DURANTE estas semanas de Adviento, Juan Bautista está muy presente en la liturgia de la Palabra. Escuchamos los momentos más importantes de su singular misión de preparar el camino a Jesús. Le miramos para aprender a esperar con deseo creciente el nacimiento del redentor. Juan es el último de los profetas y el primero en morir por Cristo. En el evangelio de hoy, Jesús habla de su primo a la multitud: «¿Qué salisteis a ver en el desierto? ¿Una caña sacudida por el viento? Entonces, ¿qué salisteis a ver? ¿A un hombre vestido con finos ropajes? Daos cuenta de que los que visten con lujo y viven entre placeres están en palacios de reyes.

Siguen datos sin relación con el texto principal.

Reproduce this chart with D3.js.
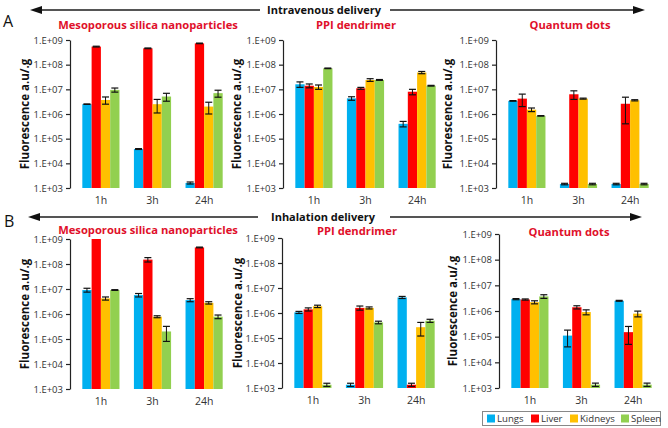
<!DOCTYPE html>
<html><head><meta charset="utf-8">
<script src="https://cdn.jsdelivr.net/npm/d3@7"></script>
<style>
body{margin:0;background:#fff;}
svg{display:block;font-family:"Open Sans","Noto Sans",sans-serif;}
</style></head><body>
<svg id="c" width="668" height="428"></svg>
<script>
const organs = ["Lungs","Liver","Kidneys","Spleen"];
const times = ["1h","3h","24h"];
const yTickValues = [1e3,1e4,1e5,1e6,1e7,1e8,1e9];
const organColors = ["#00b0f0","#ff0000","#ffc000","#92d050"];

// values [time][organ]
const ivSilica    = [[2.5e6,5.4e8,3.7e6,9.5e6],[3.8e4,4.6e8,2.5e6,5.1e6],[1.6e3,7.3e8,2.0e6,7.0e6]];
const ivSilicaErr = [[5e4,2e7,1.2e6,1.8e6],[1.5e3,1.5e7,1.4e6,1.8e6],[1.5e2,2e7,1.0e6,2.2e6]];
const ivPPI       = [[1.6e7,1.4e7,1.25e7,7.1e7],[4.3e6,1.1e7,2.4e7,2.4e7],[4.0e5,8.0e6,4.8e7,1.4e7]];
const ivPPIErr    = [[4e6,2.5e6,2.5e6,2e6],[7e5,1e6,3e6,1e6],[1e5,2e6,5e6,5e5]];
const ivQD        = [[3.4e6,4.2e6,1.5e6,8.4e5],[1.45e3,6.3e6,4.2e6,1.45e3],[1.45e3,2.6e6,3.6e6,1.45e3]];
const ivQDErr     = [[1e5,2.2e6,2.5e5,2e4],[1e2,2.4e6,2e5,1e2],[1e2,2.2e6,2e5,1e2]];
const inhSilica   = [[9.1e6,1.0e9,4.2e6,9.1e6],[5.7e6,1.5e8,7.8e5,2.0e5],[3.6e6,4.6e8,2.8e6,7.8e5]];
const inhSilicaErr= [[1.6e6,0,6e5,3e5],[9e5,3e7,7e4,1.2e5],[5e5,1.5e7,3e5,1.3e5]];
const inhPPI      = [[1.06e6,1.4e6,1.85e6,1.35e3],[1.35e3,1.6e6,1.6e6,4.2e5],[4.2e6,1.35e3,2.7e5,4.9e5]];
const inhPPIErr   = [[1e5,2e5,2e5,2e2],[2e2,3e5,1.5e5,5e4],[4e5,2e2,1.5e5,7e4]];
const inhQD       = [[2.9e6,2.8e6,2.2e6,3.7e6],[1.1e5,1.4e6,9.1e5,1.35e3],[2.5e6,1.5e5,7.9e5,1.35e3]];
const inhQDErr    = [[1.5e5,1.5e5,3e5,6e5],[7e4,2e5,2e5,2e2],[1e5,1e5,2e5,2e2]];

const panelTitles = ["Mesoporous silica nanoparticles","PPI dendrimer","Quantum dots"];
const yTitle = "Fluorescence a.u/.g";

const svg = d3.select("#c");
const titleRed = "#e0102a";

const panels = [
  {vals:ivSilica, errs:ivSilicaErr, title:panelTitles[0], ax:70,  top:40,  bot:188, tx:148, ty:29,  ytx:25},
  {vals:ivPPI,    errs:ivPPIErr,    title:panelTitles[1], ax:283, top:40,  bot:188, tx:356, ty:29,  ytx:237},
  {vals:ivQD,     errs:ivQDErr,     title:panelTitles[2], ax:496, top:40,  bot:188, tx:570, ty:29,  ytx:448},
  {vals:inhSilica,errs:inhSilicaErr,title:panelTitles[0], ax:70,  top:239, bot:389, tx:148, ty:234, ytx:25},
  {vals:inhPPI,   errs:inhPPIErr,   title:panelTitles[1], ax:282, top:238, bot:388, tx:357, ty:235, ytx:238},
  {vals:inhQD,    errs:inhQDErr,    title:panelTitles[2], ax:499, top:234, bot:388, tx:569, ty:236, ytx:453}
];

panels.forEach(p => {
  const y = d3.scaleLog().domain([1e3,1e9]).range([p.bot,p.top]).clamp(true);
  const x0 = d3.scaleBand().domain(times).range([p.ax+2, p.ax+163]).paddingInner(0.28).paddingOuter(0.2);
  const x1 = d3.scaleBand().domain(organs).range([0, x0.bandwidth()]);
  const g = svg.append("g");

  times.forEach((t,ti) => {
    const gg = g.append("g").attr("transform", `translate(${x0(t)},0)`);
    gg.selectAll("rect").data(organs).join("rect")
      .attr("x", o => x1(o)).attr("width", x1.bandwidth())
      .attr("y", (o,oi) => y(p.vals[ti][oi]))
      .attr("height", (o,oi) => p.bot - y(p.vals[ti][oi]))
      .attr("fill", (o,oi) => organColors[oi]);
    organs.forEach((o,oi) => {
      const v = p.vals[ti][oi], e = p.errs[ti][oi];
      if (!e) return;
      const cx = x1(o) + x1.bandwidth()/2;
      const hi = y(v+e), lo = y(Math.max(v-e, 1e3));
      gg.append("line").attr("x1",cx).attr("x2",cx).attr("y1",hi).attr("y2",lo).attr("stroke","#111").attr("stroke-width",1);
      [hi,lo].forEach(yy => gg.append("line").attr("x1",cx-3.5).attr("x2",cx+3.5).attr("y1",yy).attr("y2",yy).attr("stroke","#111").attr("stroke-width",1.2));
    });
  });

  const ya = d3.axisLeft(y).tickValues(yTickValues).tickSize(4).tickSizeOuter(0)
    .tickFormat(d => "1.E+" + String(Math.round(Math.log10(d))).padStart(2,"0"));
  const yg = g.append("g").attr("transform",`translate(${p.ax},0)`).call(ya);
  yg.select(".domain").attr("stroke","#222").attr("stroke-width",1.2);
  yg.selectAll(".tick line").attr("stroke","#222").attr("stroke-width",1.2);
  yg.selectAll(".tick text").attr("font-size",9.5).attr("fill","#333").attr("x",-7)
    .attr("font-family","'Open Sans','Noto Sans',sans-serif");

  const xa = d3.axisBottom(x0).tickSize(0);
  const xg = g.append("g").attr("transform",`translate(0,${p.bot})`).call(xa);
  xg.select(".domain").remove();
  xg.selectAll(".tick text").attr("font-size",10.5).attr("fill","#333").attr("dy","1.2em")
    .attr("font-family","'Open Sans','Noto Sans',sans-serif");

  g.append("text").attr("x",p.tx).attr("y",p.ty).attr("text-anchor","middle")
    .attr("font-size",11.2).attr("font-weight","bold").attr("fill",titleRed).text(p.title);
  g.append("text").attr("transform",`translate(${p.ytx},${(p.top+p.bot)/2}) rotate(-90)`)
    .attr("text-anchor","middle").attr("dy","0.35em")
    .attr("font-size",11.5).attr("font-weight","bold").attr("fill","#111").text(yTitle);
});

function deliveryArrow(yy, x1a, x2a, label, lx, gapL, gapR) {
  const c = "#555";
  svg.append("line").attr("x1",x1a+10).attr("x2",gapL).attr("y1",yy).attr("y2",yy).attr("stroke",c).attr("stroke-width",2);
  svg.append("line").attr("x1",gapR).attr("x2",x2a-10).attr("y1",yy).attr("y2",yy).attr("stroke",c).attr("stroke-width",2);
  svg.append("path").attr("d",`M${x1a},${yy} L${x1a+12},${yy-4} L${x1a+12},${yy+4} Z`).attr("fill","#111");
  svg.append("path").attr("d",`M${x2a},${yy} L${x2a-12},${yy-4} L${x2a-12},${yy+4} Z`).attr("fill","#111");
  svg.append("text").attr("x",lx).attr("y",yy).attr("dy","0.33em").attr("text-anchor","middle")
    .attr("font-size",11).attr("font-weight","bold").attr("fill","#111").text(label);
}
deliveryArrow(10, 30, 645, "Intravenous delivery", 324, 260, 390);
deliveryArrow(217, 28, 642, "Inhalation delivery", 323, 258, 390);

svg.append("text").attr("x",3).attr("y",27).attr("font-size",16).attr("fill","#111").text("A");
svg.append("text").attr("x",4).attr("y",227).attr("font-size",16).attr("fill","#111").text("B");

const leg = svg.append("g");
leg.append("rect").attr("x",482.5).attr("y",411.5).attr("width",178).attr("height",14)
  .attr("fill","#fff").attr("stroke","#888").attr("stroke-width",1);
const legX = [487, 531, 570, 621];
organs.forEach((o,i) => {
  leg.append("rect").attr("x",legX[i]).attr("y",414.5).attr("width",8).attr("height",8).attr("fill",organColors[i]);
  leg.append("text").attr("x",legX[i]+10).attr("y",418.5).attr("dy","0.35em")
    .attr("font-size",9.6).attr("fill","#333").text(o);
});
</script>
</body></html>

Entonces, ¿qué salisteis a ver? ¿A un profeta? Sí, os lo aseguro, y más que un profeta» (Lc 7,24-26).

Entre las características de la personalidad de Juan, y que son un modelo para los cristianos, destaca la fidelidad. El Precursor no duda en señalar al Mesías, no teme perder a sus discípulos o quedarse solo porque conoce y se identifica con su misión. «Ese es el Cordero de Dios» (Jn 1,29) «que es más poderoso que yo, a quien no soy digno de desatarle la correa de las sandalias» (Lc 3,16), dice. Son expresiones de un corazón humilde, consciente de que está de paso, como cada uno de nosotros; sabe que su felicidad está en poner en primer plano a Dios, así que no se siente imprescindible.

El Bautista no es «una caña sacudida por el viento», de naturaleza inestable, complaciente para quedar bien con todos; Juan es un mensajero de Dios que vive para su misión, aunque esta le obligue a hacer ciertos sacrificios personales. La lealtad a Dios y a la verdad le llevan incluso a derramar su sangre. Por eso, san Juan Pablo II pudo afirmar que la «fidelidad radical a Cristo resplandece en el martirio de san Juan Bautista»[4].

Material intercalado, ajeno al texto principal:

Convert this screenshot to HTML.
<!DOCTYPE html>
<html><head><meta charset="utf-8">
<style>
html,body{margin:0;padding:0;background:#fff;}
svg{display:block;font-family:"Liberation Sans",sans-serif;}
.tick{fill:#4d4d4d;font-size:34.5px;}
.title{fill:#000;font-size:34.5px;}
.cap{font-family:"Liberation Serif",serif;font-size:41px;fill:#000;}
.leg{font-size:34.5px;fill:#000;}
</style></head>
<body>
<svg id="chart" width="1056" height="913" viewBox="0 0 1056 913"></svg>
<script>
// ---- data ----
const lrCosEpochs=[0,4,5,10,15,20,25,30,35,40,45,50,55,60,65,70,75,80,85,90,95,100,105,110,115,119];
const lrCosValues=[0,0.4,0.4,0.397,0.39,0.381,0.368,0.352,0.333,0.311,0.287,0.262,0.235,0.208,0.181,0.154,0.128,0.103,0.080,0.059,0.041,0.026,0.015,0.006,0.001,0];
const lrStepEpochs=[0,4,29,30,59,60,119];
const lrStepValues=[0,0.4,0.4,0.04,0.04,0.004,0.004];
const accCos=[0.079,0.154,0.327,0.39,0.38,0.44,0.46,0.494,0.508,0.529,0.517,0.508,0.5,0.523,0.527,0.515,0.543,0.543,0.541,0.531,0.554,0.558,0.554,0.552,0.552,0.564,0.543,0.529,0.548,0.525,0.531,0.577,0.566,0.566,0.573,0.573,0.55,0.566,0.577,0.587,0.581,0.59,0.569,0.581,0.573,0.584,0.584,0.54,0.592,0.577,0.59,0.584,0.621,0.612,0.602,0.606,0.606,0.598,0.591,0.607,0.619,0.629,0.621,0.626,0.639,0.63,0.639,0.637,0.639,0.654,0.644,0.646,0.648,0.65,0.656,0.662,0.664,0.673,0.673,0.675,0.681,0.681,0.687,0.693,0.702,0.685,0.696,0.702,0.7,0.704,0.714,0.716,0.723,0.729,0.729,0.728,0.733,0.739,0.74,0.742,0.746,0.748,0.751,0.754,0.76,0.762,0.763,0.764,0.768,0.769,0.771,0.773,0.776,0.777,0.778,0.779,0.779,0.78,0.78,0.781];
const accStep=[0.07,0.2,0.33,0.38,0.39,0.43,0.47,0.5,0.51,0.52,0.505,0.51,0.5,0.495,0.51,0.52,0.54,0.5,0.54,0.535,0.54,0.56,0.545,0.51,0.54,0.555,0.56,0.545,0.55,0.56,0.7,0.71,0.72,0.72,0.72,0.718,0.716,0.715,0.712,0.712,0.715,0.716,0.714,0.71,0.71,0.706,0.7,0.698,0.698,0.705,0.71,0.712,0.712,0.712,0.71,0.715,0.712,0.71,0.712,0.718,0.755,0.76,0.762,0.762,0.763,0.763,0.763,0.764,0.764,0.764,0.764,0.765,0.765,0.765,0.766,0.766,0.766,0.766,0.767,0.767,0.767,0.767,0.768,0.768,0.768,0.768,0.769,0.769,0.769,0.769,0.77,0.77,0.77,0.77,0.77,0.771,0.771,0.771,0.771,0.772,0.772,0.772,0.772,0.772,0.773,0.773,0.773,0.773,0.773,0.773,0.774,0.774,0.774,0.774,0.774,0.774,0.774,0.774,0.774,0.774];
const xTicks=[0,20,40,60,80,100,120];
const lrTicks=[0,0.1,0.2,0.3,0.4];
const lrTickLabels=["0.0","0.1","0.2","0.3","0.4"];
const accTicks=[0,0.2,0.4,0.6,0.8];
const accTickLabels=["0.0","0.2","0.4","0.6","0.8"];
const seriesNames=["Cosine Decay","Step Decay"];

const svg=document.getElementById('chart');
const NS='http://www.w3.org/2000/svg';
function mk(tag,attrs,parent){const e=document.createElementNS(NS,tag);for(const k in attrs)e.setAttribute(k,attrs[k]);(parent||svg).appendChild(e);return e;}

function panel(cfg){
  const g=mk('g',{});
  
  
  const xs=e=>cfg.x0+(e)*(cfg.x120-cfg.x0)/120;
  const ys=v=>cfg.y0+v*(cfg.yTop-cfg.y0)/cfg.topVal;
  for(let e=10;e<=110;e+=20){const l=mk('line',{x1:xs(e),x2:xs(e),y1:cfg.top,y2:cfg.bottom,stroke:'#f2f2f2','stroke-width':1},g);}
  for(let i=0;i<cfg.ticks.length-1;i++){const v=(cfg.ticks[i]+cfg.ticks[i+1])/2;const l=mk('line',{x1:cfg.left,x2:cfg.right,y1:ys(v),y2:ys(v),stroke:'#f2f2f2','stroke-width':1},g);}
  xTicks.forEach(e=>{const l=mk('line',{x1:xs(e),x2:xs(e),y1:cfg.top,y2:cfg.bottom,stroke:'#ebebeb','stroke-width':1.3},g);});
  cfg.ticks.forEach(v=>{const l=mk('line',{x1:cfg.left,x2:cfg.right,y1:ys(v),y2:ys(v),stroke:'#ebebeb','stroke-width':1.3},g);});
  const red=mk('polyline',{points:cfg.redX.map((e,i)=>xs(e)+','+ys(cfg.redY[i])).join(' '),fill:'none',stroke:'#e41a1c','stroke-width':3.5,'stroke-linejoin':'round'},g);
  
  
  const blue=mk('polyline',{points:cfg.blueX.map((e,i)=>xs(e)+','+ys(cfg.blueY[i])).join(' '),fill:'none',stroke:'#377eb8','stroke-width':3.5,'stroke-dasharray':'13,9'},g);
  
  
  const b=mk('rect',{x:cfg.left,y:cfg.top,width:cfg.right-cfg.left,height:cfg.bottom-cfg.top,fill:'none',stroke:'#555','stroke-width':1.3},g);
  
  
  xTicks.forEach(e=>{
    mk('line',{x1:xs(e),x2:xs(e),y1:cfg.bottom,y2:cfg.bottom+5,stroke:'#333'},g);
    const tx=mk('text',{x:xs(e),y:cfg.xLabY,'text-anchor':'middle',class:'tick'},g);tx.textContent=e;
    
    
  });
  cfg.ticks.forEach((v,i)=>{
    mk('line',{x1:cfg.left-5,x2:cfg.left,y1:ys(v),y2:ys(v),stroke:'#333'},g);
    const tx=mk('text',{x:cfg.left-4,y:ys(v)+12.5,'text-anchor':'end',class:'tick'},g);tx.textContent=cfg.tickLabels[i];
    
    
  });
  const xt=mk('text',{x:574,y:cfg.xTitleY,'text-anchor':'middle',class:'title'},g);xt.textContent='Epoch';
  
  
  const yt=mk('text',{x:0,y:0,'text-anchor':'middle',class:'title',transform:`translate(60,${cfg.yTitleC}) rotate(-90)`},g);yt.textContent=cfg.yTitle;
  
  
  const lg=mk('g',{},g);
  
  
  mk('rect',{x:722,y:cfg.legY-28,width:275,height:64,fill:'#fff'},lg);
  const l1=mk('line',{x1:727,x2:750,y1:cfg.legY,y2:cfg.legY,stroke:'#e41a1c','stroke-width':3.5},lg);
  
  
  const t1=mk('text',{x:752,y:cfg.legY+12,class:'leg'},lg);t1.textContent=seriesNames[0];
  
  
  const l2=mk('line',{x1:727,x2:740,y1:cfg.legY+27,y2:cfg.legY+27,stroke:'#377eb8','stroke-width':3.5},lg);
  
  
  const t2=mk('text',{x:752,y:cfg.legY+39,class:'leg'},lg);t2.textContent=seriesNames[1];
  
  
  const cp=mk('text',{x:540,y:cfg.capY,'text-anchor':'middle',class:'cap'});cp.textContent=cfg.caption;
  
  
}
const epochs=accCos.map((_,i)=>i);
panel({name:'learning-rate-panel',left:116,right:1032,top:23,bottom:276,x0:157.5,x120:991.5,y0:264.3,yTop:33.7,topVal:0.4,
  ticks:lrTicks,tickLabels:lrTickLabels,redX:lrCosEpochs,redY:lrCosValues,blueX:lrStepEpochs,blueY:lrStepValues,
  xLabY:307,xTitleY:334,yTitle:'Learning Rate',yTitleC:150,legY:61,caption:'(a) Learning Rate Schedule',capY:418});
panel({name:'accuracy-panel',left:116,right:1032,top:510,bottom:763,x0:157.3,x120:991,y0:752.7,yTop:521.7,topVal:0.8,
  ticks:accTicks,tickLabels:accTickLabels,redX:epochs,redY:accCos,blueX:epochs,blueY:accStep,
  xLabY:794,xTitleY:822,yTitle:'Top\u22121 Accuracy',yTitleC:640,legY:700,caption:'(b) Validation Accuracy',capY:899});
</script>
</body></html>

«TU ALIANZA la estableciste para siempre»[5]. Esta certeza estuvo presente durante toda la vida san Juan Bautista. La fidelidad de Dios no conoce ocaso. Dios es el de siempre. Al considerar esta intensidad de su amor, la criatura se siente empujada a devolver también un amor fiel, fruto de su libertad. Leemos hoy en la Antífona de la comunión los consejos que Pablo da a Tito: «Pues se ha manifestado la gracia de Dios (...). Vivamos con prudencia, justicia y piedad en este mundo, aguardando la esperanza bienaventurada y la manifestación de la gloria del gran Dios y Salvador nuestro Jesucristo» (Tt 2,12-13). Esta fidelidad a Dios exige una intimidad auténtica con Jesús en la oración, porque en el coloquio con el Señor experimentamos su amor –dulce y exigente– y esto nos lleva a ser generosos.

El rostro de una vida santa y fiel está compuesto por tantos momentos que no brillan externamente, porque la mayoría de las veces son escondidos, pero siempre hechos por amor: una sonrisa, un detalle de orden, agradecer o pedir perdón cuando hemos ofendido a otra persona, una respuesta amable… Refiriéndose al beato Álvaro, san Josemaría comentó: «Querría que le imitarais en muchas cosas, pero sobre todo en la lealtad. En este montón de años de su vocación, se le han presentado muchas ocasiones –humanamente hablando– de enfadarse, de molestarse, de ser desleal; y ha tenido siempre una sonrisa y una fidelidad incomparables. Por motivos sobrenaturales, no por virtud humana. Sería muy bueno que le imitaseis en esto»[6].

«La fidelidad a lo largo del tiempo es el nombre del amor; de un amor coherente, verdadero y profundo»[7]. A lo largo de la vida, el amor auténtico se renueva muchas veces al día. Así crece cada vez más, está vivo; la fidelidad no es inercia o sencillamente dejar pasar el tiempo. Ser fieles no supone ser personas inflexibles; nada más lejos la fidelidad que el simple mantener una elección del pasado. La persona fiel es creativa, es capaz de renovarse y de soñar en grande dentro de los planes de Dios.

Y si, en algún momento, el camino se hace algo más duro, la reacción del hombre fiel es pedir ayuda para poner todo de su parte en seguir adelante. Al mirar a María, Virgen fiel, podemos poner en sus manos nuestros deseos de amar como ella.